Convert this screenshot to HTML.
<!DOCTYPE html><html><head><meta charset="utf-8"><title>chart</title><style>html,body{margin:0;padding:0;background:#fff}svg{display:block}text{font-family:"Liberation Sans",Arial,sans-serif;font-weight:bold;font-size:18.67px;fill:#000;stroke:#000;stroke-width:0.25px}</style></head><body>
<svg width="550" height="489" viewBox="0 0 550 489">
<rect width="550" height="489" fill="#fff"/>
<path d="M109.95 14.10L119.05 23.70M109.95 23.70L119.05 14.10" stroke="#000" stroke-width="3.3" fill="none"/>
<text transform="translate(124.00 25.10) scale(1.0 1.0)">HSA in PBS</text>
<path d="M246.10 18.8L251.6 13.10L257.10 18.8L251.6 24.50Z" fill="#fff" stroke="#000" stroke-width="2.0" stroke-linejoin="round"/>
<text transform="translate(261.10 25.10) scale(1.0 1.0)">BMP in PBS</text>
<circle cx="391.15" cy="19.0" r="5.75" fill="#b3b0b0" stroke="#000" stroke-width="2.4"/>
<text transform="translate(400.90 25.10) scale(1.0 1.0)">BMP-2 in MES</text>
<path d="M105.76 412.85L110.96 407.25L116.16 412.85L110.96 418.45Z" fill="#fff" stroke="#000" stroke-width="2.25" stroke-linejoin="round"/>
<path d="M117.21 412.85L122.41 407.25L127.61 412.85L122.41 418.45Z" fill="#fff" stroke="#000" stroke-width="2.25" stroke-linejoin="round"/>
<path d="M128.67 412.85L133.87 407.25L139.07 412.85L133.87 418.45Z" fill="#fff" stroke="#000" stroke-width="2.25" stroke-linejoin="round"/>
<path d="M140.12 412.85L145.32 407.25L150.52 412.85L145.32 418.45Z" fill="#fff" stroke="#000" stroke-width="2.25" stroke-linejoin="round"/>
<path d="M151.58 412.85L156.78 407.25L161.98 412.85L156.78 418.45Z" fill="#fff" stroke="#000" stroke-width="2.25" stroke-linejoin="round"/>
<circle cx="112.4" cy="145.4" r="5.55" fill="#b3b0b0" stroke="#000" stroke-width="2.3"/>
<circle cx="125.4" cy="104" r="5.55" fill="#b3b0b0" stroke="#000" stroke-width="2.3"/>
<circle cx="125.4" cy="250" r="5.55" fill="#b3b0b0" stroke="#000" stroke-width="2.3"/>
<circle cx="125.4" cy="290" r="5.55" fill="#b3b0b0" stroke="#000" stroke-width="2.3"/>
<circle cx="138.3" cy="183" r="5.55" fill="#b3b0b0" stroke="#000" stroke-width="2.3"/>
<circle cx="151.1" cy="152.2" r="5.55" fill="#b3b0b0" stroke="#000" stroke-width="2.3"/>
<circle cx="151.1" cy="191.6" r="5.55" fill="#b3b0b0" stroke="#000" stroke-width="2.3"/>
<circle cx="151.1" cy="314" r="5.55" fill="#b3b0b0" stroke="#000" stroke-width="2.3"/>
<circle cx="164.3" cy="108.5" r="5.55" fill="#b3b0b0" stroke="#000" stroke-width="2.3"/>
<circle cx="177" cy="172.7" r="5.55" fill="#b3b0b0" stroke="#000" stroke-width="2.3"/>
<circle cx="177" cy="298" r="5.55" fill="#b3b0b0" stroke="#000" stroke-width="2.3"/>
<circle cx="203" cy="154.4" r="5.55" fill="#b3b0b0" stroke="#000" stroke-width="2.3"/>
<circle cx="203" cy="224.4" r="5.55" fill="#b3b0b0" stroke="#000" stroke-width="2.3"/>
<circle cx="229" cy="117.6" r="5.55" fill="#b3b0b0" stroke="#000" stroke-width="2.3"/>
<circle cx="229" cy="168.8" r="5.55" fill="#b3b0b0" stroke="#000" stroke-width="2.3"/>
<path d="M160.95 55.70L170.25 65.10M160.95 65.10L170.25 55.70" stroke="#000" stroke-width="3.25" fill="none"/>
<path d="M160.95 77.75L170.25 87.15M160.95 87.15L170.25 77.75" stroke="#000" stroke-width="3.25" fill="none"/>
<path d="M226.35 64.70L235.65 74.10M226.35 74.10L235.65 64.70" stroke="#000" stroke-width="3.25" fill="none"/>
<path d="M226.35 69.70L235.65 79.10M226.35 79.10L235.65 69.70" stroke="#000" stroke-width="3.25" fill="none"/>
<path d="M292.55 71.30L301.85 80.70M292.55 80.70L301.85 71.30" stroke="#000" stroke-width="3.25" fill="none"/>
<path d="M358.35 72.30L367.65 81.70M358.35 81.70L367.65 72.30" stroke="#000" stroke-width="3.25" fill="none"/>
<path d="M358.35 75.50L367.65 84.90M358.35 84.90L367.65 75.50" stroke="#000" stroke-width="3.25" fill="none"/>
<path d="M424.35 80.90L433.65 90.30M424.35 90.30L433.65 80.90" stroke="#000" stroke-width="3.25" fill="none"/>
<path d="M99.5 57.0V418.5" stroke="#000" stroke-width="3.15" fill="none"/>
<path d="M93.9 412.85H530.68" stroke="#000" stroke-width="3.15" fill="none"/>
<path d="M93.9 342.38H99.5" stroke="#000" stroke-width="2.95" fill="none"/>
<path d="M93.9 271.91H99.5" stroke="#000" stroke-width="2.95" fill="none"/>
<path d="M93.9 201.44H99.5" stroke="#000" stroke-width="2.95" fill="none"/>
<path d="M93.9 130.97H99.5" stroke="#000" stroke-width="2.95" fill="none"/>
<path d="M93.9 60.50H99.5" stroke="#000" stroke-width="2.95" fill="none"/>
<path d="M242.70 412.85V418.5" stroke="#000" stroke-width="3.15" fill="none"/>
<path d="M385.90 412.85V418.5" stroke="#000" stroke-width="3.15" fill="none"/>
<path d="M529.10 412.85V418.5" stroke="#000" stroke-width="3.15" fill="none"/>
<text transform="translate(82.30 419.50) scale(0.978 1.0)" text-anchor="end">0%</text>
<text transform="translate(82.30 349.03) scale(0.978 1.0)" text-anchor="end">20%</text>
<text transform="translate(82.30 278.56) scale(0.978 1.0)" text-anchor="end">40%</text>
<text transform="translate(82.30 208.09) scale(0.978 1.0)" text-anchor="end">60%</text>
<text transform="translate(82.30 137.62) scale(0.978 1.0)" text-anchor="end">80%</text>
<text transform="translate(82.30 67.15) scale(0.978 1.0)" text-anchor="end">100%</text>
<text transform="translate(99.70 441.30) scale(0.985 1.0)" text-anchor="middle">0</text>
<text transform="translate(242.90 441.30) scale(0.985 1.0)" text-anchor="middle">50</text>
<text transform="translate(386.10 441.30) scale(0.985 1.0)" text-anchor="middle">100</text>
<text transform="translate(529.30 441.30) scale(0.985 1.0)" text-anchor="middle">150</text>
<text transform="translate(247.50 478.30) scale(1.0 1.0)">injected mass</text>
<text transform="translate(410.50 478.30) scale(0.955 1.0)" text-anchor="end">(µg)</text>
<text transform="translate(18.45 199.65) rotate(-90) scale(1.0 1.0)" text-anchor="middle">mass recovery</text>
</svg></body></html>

——————————

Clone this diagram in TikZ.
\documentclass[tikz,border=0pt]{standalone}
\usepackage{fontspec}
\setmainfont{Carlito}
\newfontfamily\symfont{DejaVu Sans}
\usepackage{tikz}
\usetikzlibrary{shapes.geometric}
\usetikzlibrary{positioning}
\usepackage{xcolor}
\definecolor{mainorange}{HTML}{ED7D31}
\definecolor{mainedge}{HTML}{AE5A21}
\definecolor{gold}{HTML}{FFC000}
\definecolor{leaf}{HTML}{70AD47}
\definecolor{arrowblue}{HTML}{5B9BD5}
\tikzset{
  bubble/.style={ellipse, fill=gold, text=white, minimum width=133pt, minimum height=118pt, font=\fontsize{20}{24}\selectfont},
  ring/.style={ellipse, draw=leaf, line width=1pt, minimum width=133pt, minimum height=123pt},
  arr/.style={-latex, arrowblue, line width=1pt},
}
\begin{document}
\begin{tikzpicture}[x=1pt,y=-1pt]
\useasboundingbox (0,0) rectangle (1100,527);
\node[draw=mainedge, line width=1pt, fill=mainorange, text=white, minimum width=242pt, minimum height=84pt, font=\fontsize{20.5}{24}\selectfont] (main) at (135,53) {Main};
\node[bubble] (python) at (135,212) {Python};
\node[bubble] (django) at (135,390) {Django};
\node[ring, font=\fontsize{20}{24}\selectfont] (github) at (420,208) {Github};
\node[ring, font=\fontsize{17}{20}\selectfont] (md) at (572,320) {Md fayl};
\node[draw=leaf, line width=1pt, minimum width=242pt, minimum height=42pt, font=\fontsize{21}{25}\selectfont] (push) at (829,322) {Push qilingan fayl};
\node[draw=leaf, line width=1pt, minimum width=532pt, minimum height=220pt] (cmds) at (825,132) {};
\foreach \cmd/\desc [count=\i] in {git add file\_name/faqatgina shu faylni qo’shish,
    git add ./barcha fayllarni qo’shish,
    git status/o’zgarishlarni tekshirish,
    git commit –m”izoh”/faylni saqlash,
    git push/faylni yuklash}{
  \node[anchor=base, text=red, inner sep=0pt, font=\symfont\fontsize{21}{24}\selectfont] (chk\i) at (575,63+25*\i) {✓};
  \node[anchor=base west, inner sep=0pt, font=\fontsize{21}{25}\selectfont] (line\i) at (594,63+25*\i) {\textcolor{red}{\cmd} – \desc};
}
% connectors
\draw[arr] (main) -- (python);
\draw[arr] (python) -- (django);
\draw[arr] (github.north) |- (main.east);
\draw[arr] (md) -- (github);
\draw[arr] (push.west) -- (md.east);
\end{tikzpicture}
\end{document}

——————————

▸ TASK DESCRIPTION
Identify and copy the lines holding the word "this".

▸ RESULT BELOW
Convert this screenshot to HTML.
Clone this diagram in TikZ.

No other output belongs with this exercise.